My first stab at family history, aka my high school Senior Project.


This is a blog about family. This is a blog about uncovering the stories of the people who came before me. This is a blog about understanding how I got to be where I am, because of how my parents and grandparents and great-grands beyond got to be where they are and were.

I’ve been doing family history research off and on since 2001, and much more seriously since about 2007. A fair amount of the credit (or blame, depending on how you look at it!) goes to two of my high school teachers. One, my AP U.S. History teacher, assigned this awesome project where we went to the historic Woodland Cemetery in West Philadelphia, chose a headstone, and researched that person’s life through records at archives and repositories across the city. To be honest, I don’t remember a darn thing about the person my group chose – not even his name. But what I do remember is how cool it was to get to search through historical records and actually find out what this person’s life looked like at a time when the world looked different than the one I knew. (It’s also the first, and only, time – to date – that I’ve eaten lunch in a cemetery. I’m a terrible Victorian!)

Around the same time – maybe junior or senior year - my English teacher had us read Toni Morrison’s Song of Solomon. Spoiler alert, if you’ve never read it, there’s a children’s rhyme that pops up several times in the story that turns out to reference the family history of the story’s protagonist. There’s a haunting coolness to that that made me wonder what I might be able to find out about my own family. I took that question and ran with it – my senior project was a cookbook with family recipes that I got by visiting and interviewing family members in DC and Columbus, OH.

What really sealed the deal, though, was something my Grandma in Ohio told me before I went away to college. (Nope, not a deep, dark secret!) She told me that when she heard what college I’d decided to go to, she went to church and told her fellowship how proud she was to be the daughter of a coal miner whose granddaughter was going to Harvard. The sense of motion, the sense of time, and really, the sense of history in that statement – especially knowing how and where both my parents grew up – has stuck with me to this day.

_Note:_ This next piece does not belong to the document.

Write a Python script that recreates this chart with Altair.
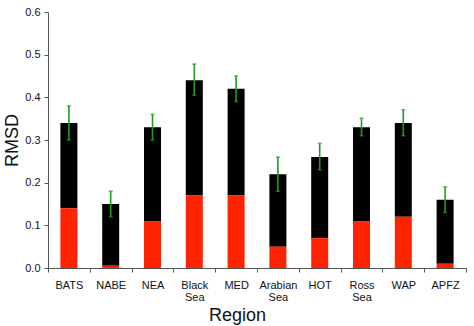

So has the question of what I could learn about my coal mining ancestors, and all the other folks who came before me, on both sides of my family.

In the past 14 years, I’ve answered a lot of questions, and raised a thousand more! I’m going to use this blog to share a lot of the information that I’ve found, first and foremost with my family, but also with all my genealogy and history buddies (and hopefully new ones as well). Maybe I’ll even connect with new family, or with fellow researchers who can help me break down brick walls in my family history.

I’m looking forward to this blogging journey and hope that you all – family and friends – will take it with me. More than that, I hope you’ll participate: sharing stories, memories, photos, and family recipes, and maybe writing a post here and there for me to share! At the least, I hope you’ll leave comments, ask questions, or just tell other folks about what’s here, so we can keep this information – our stories – alive for generations of family to come. 

P.S. My posts won’t all be this long!